Question

Determine whether the statement is true or false.
Every rectangle has exactly 2 lines of symmetry.

Answer

**step1** Understanding the properties of a rectangle

A rectangle is a four-sided shape (a quadrilateral) where all four angles are right angles ($$90^\circ$$). Opposite sides of a rectangle are equal in length.

**step2** Understanding lines of symmetry

A line of symmetry is a line that divides a shape into two identical halves. If you fold the shape along this line, the two halves would perfectly overlap.

**step3** Identifying lines of symmetry for a general rectangle

For a rectangle that is not a square (meaning its length and width are different), there are two lines of symmetry. One line runs horizontally through the center of the rectangle, connecting the midpoints of the two vertical sides.

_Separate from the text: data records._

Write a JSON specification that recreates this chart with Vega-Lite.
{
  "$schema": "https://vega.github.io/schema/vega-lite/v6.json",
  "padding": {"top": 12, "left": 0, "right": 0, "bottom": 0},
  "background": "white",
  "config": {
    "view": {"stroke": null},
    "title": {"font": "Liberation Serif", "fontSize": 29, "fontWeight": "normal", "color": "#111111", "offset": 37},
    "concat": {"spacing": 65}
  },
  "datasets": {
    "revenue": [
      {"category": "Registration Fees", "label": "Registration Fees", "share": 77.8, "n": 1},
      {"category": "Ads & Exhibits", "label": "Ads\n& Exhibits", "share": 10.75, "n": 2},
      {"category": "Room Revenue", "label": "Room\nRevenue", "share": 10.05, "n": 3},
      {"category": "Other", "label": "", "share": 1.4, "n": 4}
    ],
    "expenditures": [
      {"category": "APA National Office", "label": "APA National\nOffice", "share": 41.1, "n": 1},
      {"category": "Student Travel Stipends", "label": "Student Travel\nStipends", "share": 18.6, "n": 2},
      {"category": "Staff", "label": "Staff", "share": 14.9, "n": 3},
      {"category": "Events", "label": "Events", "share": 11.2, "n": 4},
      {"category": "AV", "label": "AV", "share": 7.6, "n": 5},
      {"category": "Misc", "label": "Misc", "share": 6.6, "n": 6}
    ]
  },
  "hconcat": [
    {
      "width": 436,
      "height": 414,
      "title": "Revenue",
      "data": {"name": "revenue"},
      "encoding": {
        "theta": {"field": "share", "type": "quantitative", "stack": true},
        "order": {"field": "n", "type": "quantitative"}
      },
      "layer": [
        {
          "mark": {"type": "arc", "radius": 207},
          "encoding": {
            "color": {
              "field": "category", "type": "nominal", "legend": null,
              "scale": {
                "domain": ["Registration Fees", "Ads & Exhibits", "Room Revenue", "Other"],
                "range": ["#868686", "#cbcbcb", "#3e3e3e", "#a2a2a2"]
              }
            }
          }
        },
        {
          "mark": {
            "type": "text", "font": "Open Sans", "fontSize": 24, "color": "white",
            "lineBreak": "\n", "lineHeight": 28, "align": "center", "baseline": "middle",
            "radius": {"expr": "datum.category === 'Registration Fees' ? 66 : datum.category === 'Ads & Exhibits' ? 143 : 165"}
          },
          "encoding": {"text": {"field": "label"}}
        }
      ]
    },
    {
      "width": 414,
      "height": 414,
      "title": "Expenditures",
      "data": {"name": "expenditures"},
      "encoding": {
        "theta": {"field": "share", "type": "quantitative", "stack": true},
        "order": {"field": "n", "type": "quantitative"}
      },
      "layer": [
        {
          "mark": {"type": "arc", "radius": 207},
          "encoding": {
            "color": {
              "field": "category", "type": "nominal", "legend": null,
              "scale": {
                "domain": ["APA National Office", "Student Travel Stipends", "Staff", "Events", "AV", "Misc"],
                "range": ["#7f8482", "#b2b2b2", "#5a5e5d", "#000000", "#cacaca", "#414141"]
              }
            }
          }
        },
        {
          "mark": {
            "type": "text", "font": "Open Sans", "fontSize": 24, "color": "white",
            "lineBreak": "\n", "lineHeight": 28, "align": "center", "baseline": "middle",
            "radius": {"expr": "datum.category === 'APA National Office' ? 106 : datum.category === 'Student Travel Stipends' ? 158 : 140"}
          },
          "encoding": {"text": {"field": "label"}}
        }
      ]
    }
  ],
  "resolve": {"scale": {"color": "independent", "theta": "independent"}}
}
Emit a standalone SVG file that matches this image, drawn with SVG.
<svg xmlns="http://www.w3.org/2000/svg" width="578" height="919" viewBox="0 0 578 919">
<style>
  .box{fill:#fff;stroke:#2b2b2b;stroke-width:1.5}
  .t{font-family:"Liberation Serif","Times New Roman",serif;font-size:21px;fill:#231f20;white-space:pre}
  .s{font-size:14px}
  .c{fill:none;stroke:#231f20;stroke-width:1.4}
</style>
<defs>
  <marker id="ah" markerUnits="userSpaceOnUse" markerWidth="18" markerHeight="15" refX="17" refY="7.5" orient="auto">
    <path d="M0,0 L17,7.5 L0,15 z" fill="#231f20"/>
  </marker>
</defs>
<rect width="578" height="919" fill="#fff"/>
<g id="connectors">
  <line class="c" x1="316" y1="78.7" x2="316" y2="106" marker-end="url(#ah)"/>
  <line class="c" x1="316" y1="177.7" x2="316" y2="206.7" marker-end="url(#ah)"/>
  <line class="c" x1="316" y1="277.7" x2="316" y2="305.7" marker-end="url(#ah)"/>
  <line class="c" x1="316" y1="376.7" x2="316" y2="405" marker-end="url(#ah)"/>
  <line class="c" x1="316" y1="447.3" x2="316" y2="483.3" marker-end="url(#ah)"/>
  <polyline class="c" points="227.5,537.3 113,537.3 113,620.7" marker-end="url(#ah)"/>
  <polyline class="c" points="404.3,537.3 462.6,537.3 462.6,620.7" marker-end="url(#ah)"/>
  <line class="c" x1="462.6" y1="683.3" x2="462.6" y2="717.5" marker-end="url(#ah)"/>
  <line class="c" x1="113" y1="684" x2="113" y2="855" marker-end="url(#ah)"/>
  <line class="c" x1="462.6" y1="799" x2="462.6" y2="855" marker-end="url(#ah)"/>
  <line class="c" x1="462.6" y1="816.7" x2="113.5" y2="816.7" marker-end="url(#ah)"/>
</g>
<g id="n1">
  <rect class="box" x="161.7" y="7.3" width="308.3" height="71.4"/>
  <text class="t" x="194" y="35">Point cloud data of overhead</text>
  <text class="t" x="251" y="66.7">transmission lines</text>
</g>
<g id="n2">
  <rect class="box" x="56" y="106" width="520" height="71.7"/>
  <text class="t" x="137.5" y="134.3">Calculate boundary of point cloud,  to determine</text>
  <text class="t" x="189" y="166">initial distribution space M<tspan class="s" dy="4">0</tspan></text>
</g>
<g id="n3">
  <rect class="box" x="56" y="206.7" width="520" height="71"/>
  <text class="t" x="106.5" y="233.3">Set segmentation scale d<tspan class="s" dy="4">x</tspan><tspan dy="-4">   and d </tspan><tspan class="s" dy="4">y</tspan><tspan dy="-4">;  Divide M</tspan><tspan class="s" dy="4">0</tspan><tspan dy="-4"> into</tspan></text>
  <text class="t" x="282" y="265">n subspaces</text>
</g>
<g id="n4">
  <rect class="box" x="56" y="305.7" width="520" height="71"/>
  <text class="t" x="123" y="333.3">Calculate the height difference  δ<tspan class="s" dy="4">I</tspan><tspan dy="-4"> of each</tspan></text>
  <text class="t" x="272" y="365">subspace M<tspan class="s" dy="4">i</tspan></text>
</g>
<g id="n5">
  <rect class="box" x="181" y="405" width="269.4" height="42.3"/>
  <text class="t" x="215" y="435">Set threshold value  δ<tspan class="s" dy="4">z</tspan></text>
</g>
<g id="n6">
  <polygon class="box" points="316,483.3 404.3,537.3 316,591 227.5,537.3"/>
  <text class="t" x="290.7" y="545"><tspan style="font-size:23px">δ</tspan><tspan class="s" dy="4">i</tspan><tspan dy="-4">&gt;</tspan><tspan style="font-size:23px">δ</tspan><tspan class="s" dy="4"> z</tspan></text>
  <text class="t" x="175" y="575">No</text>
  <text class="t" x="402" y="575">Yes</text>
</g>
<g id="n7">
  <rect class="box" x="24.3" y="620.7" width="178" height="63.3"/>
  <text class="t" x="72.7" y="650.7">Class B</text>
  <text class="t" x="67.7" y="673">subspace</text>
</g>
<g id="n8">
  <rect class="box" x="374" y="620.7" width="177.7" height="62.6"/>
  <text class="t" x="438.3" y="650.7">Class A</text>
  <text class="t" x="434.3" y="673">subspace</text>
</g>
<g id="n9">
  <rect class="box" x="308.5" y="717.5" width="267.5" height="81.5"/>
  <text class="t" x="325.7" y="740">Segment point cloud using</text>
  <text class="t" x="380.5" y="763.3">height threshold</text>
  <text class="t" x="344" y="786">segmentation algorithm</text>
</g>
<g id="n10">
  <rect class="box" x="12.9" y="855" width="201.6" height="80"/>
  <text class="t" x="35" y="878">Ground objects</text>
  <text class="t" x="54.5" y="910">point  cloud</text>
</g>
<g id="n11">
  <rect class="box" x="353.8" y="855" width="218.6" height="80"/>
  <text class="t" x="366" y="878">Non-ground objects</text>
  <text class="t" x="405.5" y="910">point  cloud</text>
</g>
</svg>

The other line runs vertically through the center of the rectangle, connecting the midpoints of the two horizontal sides.

**step4** Considering a special case of a rectangle: a square

A square is a special type of rectangle where all four sides are equal in length.

**step5** Identifying lines of symmetry for a square

A square has the two lines of symmetry described in Step 3 (horizontal and vertical lines through the midpoints of opposite sides). In addition to these two, a square also has two diagonal lines of symmetry, which pass through opposite corners. Therefore, a square has a total of 4 lines of symmetry.

**step6** Determining the truthfulness of the statement

The statement claims that "Every rectangle has *exactly* 2 lines of symmetry." However, as we observed in Step 5, a square is a rectangle, and a square has 4 lines of symmetry, not exactly 2. Since there is at least one type of rectangle (a square) that does not have exactly 2 lines of symmetry, the statement is false.